● **Exercise directions**:
In the records below, reproduce exactly the lines from the one containing "Output the web" through the one containing "88, 89, 90];", both included, and omit the pictures.

(Data listing)
______

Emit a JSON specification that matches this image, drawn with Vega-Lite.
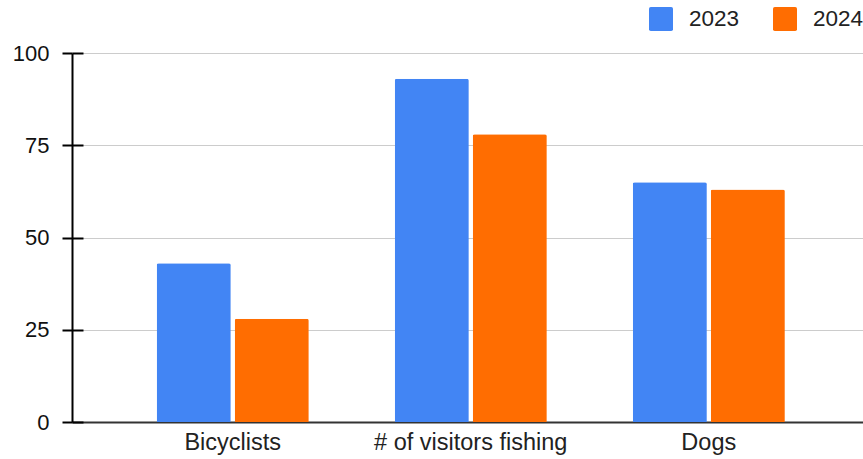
{
  "$schema": "https://vega.github.io/schema/vega-lite/v6.json",
  "width": 791,
  "height": 369,
  "autosize": {"type": "none"},
  "padding": {"left": 72, "top": 53, "right": 0, "bottom": 37},
  "background": "white",
  "config": {
    "view": {"stroke": null},
    "font": "Liberation Sans"
  },
  "data": {
    "values": [
      {"category": "Bicyclists", "year": "2023", "value": 43},
      {"category": "Bicyclists", "year": "2024", "value": 28},
      {"category": "# of visitors fishing", "year": "2023", "value": 93},
      {"category": "# of visitors fishing", "year": "2024", "value": 78},
      {"category": "Dogs", "year": "2023", "value": 65},
      {"category": "Dogs", "year": "2024", "value": 63}
    ]
  },
  "encoding": {
    "x": {
      "field": "category",
      "type": "nominal",
      "sort": null,
      "scale": {"paddingInner": 0.361, "paddingOuter": 0.342, "align": 0.52},
      "axis": {
        "title": null,
        "labelAngle": 0,
        "ticks": false,
        "labelFontSize": 23.5,
        "labelColor": "#222222",
        "labelPadding": 8,
        "labelLimit": 400,
        "labelOverlap": false,
        "domainColor": "#333333",
        "domainWidth": 2
      }
    },
    "xOffset": {
      "field": "year",
      "type": "nominal",
      "scale": {"paddingInner": 0.05, "paddingOuter": 0}
    },
    "y": {
      "field": "value",
      "type": "quantitative",
      "scale": {"domain": [0, 100], "nice": false, "zero": true}
    }
  },
  "layer": [
    {
      "mark": {"type": "bar", "cornerRadiusTopLeft": 2, "cornerRadiusTopRight": 2},
      "encoding": {
        "y": {
          "field": "value",
          "type": "quantitative",
          "axis": {
            "title": null,
            "values": [0, 25, 50, 75, 100],
            "grid": true,
            "gridColor": "#cccccc",
            "gridWidth": 1,
            "domainColor": "#000000",
            "domainWidth": 2,
            "tickColor": "#000000",
            "tickWidth": 2,
            "tickSize": 10,
            "labelFontSize": 22,
            "labelColor": "#111111",
            "labelPadding": 13
          }
        },
        "color": {
          "field": "year",
          "type": "nominal",
          "scale": {"domain": ["2023", "2024"], "range": ["#4285F4", "#FF6D01"]},
          "legend": {
            "title": null,
            "orient": "none",
            "direction": "horizontal",
            "legendX": 577,
            "legendY": -46,
            "symbolType": "M-0.85,-1H0.85Q1,-1 1,-0.85V0.85Q1,1 0.85,1H-0.85Q-1,1 -1,0.85V-0.85Q-1,-1 -0.85,-1Z",
            "symbolSize": 576,
            "symbolStrokeWidth": 0,
            "labelFontSize": 22.5,
            "labelColor": "#222222",
            "labelOffset": 16,
            "columnPadding": 33
          }
        }
      }
    },
    {
      "mark": {"type": "bar", "opacity": 0},
      "encoding": {
        "y": {
          "field": "value",
          "type": "quantitative",
          "axis": {
            "orient": "right",
            "offset": -791,
            "title": null,
            "values": [0, 25, 50, 75, 100],
            "grid": false,
            "domain": false,
            "labels": false,
            "tickColor": "#000000",
            "tickWidth": 2,
            "tickSize": 11
          }
        }
      }
    }
  ],
  "resolve": {"axis": {"y": "independent"}}
}
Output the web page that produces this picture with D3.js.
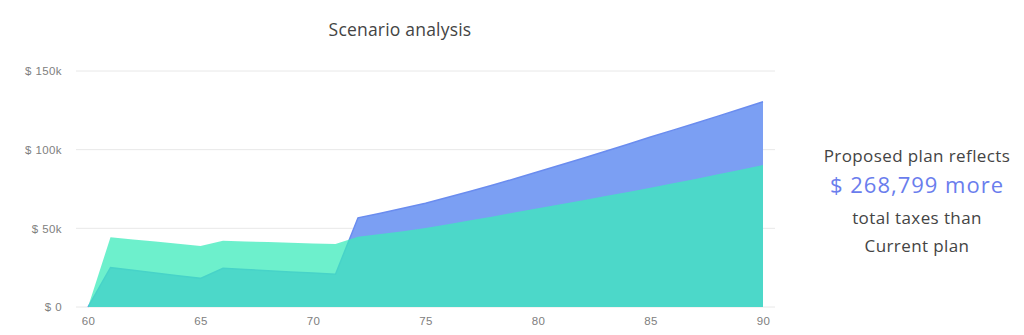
<!DOCTYPE html>
<html>
<head>
<meta charset="utf-8">
<script src="https://cdnjs.cloudflare.com/ajax/libs/d3/7.8.5/d3.min.js"></script>
<style>
    body { margin: 0; background: #fff; font-family: "Open Sans", Lato, sans-serif; }
    .grid line { stroke: #e8e8e8; }
    .tick text { fill: #808080; font-size: 11.5px; letter-spacing: 0.4px; }
</style>
</head>
<body>
<svg id="chart" width="1024" height="335"></svg>
<script>
// Ages on the x axis
var ages = [60, 61, 62, 63, 64, 65, 66, 67, 68, 69, 70, 71, 72, 73, 74, 75, 76, 77, 78, 79, 80, 81, 82, 83, 84, 85, 86, 87, 88, 89, 90];

// Taxes per year (USD), current plan (green) and proposed plan (blue)
var currentPlan = [0, 44300, 42900, 41600, 40200, 38800, 42100, 41700, 41300, 40800, 40400, 40000, 44700, 46400, 48200, 50200, 52600, 55100, 57600, 60200, 62800, 65300, 67900, 70500, 73100, 75800, 78600, 81400, 84300, 87200, 90200];
var proposedPlan = [0, 25000, 23300, 21600, 19900, 18200, 24600, 23800, 23100, 22300, 21600, 20800, 56700, 59600, 62700, 65900, 69700, 73600, 77500, 81700, 86000, 90300, 94600, 99000, 103500, 108000, 112400, 116800, 121300, 125800, 130400];

var yTicks = [0, 50000, 100000, 150000];
var xTicks = [60, 65, 70, 75, 80, 85, 90];

var summaryLines = ["Proposed plan reflects", "$ 268,799 more", "total taxes than", "Current plan"];

var svg = d3.select("#chart");

var x = d3.scaleLinear().domain([60, 90]).range([88, 763]);
var y = d3.scaleLinear().domain([0, 150000]).range([307, 71]);

//Gridlines
svg.append("g")
    .attr("class", "grid")
    .selectAll("line")
    .data(yTicks)
    .enter().append("line")
    .attr("x1", 76)
    .attr("x2", 775)
    .attr("y1", function (d) { return y(d); })
    .attr("y2", function (d) { return y(d); });

//Y axis labels
svg.append("g")
    .attr("transform", "translate(66,0)")
    .call(d3.axisLeft(y).tickValues(yTicks).tickSize(0).tickPadding(4)
        .tickFormat(function (d) { return d == 0 ? "$ 0" : "$ " + (d / 1000) + "k"; }))
    .call(function (g) { g.select(".domain").remove(); });

//X axis labels
svg.append("g")
    .attr("transform", "translate(0,309)")
    .call(d3.axisBottom(x).tickValues(xTicks).tickSize(0).tickPadding(8).tickFormat(d3.format("d")))
    .call(function (g) { g.select(".domain").remove(); });

var rows = ages.map(function (a, i) { return { age: a, current: currentPlan[i], proposed: proposedPlan[i] }; });

var blueArea = d3.area()
    .x(function (d) { return x(d.age); })
    .y0(y(0))
    .y1(function (d) { return y(d.proposed); });

var blueLine = d3.line()
    .x(function (d) { return x(d.age); })
    .y(function (d) { return y(d.proposed); });

var greenArea = d3.area()
    .x(function (d) { return x(d.age); })
    .y0(y(0))
    .y1(function (d) { return y(d.current); });

svg.append("path")
    .datum(rows)
    .attr("fill", "#7b9ff3")
    .attr("d", blueArea);

svg.append("path")
    .datum(rows)
    .attr("fill", "none")
    .attr("stroke", "#6a8cef")
    .attr("stroke-width", 1.5)
    .attr("d", blueLine);

svg.append("path")
    .datum(rows)
    .attr("fill", "#3cebbb")
    .attr("fill-opacity", 0.75)
    .attr("d", greenArea);

//Title
svg.append("text")
    .attr("x", 400)
    .attr("y", 36)
    .attr("text-anchor", "middle")
    .attr("fill", "#444")
    .style("font-size", "17.5px")
    .style("letter-spacing", "0.2px")
    .text("Scenario analysis");

//Summary on the right
var lineY = [162, 193, 224, 252];
svg.append("g")
    .selectAll("text")
    .data(summaryLines)
    .enter().append("text")
    .attr("x", 917)
    .attr("y", function (d, i) { return lineY[i]; })
    .attr("text-anchor", "middle")
    .attr("fill", function (d, i) { return i == 1 ? "#6a7ded" : "#444"; })
    .style("font-size", function (d, i) { return i == 1 ? "22px" : "17px"; })
    .style("letter-spacing", function (d, i) { return i == 1 ? "1px" : "0.4px"; })
    .text(function (d) { return d; });
</script>
</body>
</html>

______

● **Answer for this exercise**:
Output the web page that produces this picture with D3.js.
<!DOCTYPE html>
<html>
<head>
<meta charset="utf-8">
<script src="https://cdnjs.cloudflare.com/ajax/libs/d3/7.8.5/d3.min.js"></script>
<style>
    body { margin: 0; background: #fff; font-family: "Open Sans", Lato, sans-serif; }
    .grid line { stroke: #e8e8e8; }
    .tick text { fill: #808080; font-size: 11.5px; letter-spacing: 0.4px; }
</style>
</head>
<body>
<svg id="chart" width="1024" height="335"></svg>
<script>
// Ages on the x axis
var ages = [60, 61, 62, 63, 64, 65, 66, 67, 68, 69, 70, 71, 72, 73, 74, 75, 76, 77, 78, 79, 80, 81, 82, 83, 84, 85, 86, 87, 88, 89, 90];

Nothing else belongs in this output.